От Еланской – Кочетов Иван (председатель станичного Совета) и Мельников Матвей (товарищ председателя Совета).
От Краснокутской – Скачков Иван.
От 1-й дивизии – Ермаков Харлампий, Титов Прокофий…
Особо хочется рассказать о последнем. О Прокофии Семеновиче Титове, моем дальнем родственнике, я слышал историю, похожую на легенду. Прокофий («Проня») был женат на двоюродной сестре моего деда или – точнее – на родной сестре уже упоминавшегося здесь Афанасия Ефремовича Стефанова. При крещении дали ей имя «Татьяна», но вся родня почему-то называла ее «Ташурой». Проня и Ташура женились по взаимной любви, что по тем временам было редкостью. Проня на нее надышаться не мог, помогал во всем, «и хаты мазал (обмазывал глиной перед побелкой. –
Когда началось восстание, Проню Титова, весь 18-й год пробывшего в тени, избрали в Водянском командиром. Пришли к нему домой: «Восставать!..» Он смеялся:
– Не поеду. Я и на службе воевать ленился.
Казаки ему сказали:
– Мы тебя убьем прямо возле двора. Иди, принимай полусотню.
Деваться некуда, пошел. На прогоне казаки конные, кто в чем и кто с чем. Тут же большевика местного, Микишка, сторожат, убить хотят. Он в Бога не верил и вообще за красных был. Проня их в круг собрал и говорит:
– Как хочете отбивайтесь, а не рубить…
Микишка отпустили. И с Проней вроде все согласны. Но потом такое началось – куда там «не рубить»! И ездил Прокофий со всеми, бесстрашный и безрадостный. Бьют героев – они теряют осторожность. Прокофий себя героем не считал, сам оберегался и к Господу постоянно прибегал. В людях он всю жизнь не разбирался. За все время один верный выбор сделал – когда женился. И сейчас набрал себе в помощники черт-те кого. Федор Бирюлин, командир полка, его все больше в разведку или в охранение посылал.
В боях за Каргинскую с полусотней ребят 1-го и 2-го годов рождения (моложе не брали) прикрывал Прокофий стык меж двумя дивизиями и на неудобьях за сплетением изломавших землю буераков нарвался со своими на полусотню красных казаков.
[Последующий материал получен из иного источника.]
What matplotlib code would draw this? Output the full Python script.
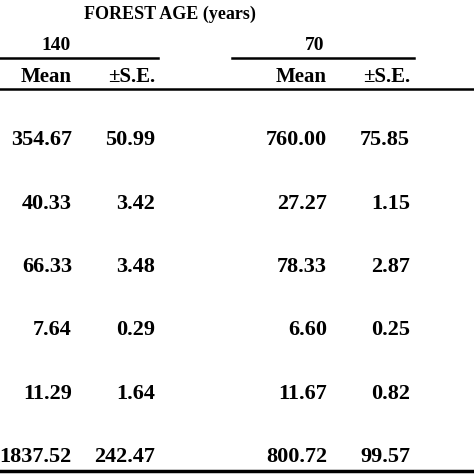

Ехали они в заломленных фуражечках, лето учуяли. Правились от хутора Каменка. Прокофий, первым выбиравшийся по отрожине, разглядел за хлестким сизым ольшаником какое-то движение и отскочил к развилке. Незаметно вывел своих под самый гребень, нутром рассчитал – красные саженях в сорока проедут, а потом вспомнил: шашки не у всех, патронов и вовсе нет. И казачата об этом вспомнили. Кто-то с визгливым восторгом:
– Ну, дай Бог деру!
И Прокофий, прикинув, что – поздно, с этими желторотыми далеко не убежишь, начнут их травить хоперцы по ярам, как зайцев, сдуру перепугал свое войско:
– Хочешь – не хочешь, а надо в атаку. Иначе так побьют.
Те и побледнели.
Потянул Прокофий левой рукой у одного из ножен узкую шашку. У эфеса надпись: «3лауст 1868».
– Прокофий Семныч, как же так?
– Ничего. Слухайте, – примерил, встряхнул, вживаясь в вес, в длину оружия. Правой рукой свою шашку выхватил. – Ну, как махну, давай за мной…
Склонился Прокофий к гриве, из-за торчащих настороженно конских ушей наблюдал, а сам отчитывал проникновенно: «…Заступник мой еси и прибежище мое. Бог мой и уповаю на него…»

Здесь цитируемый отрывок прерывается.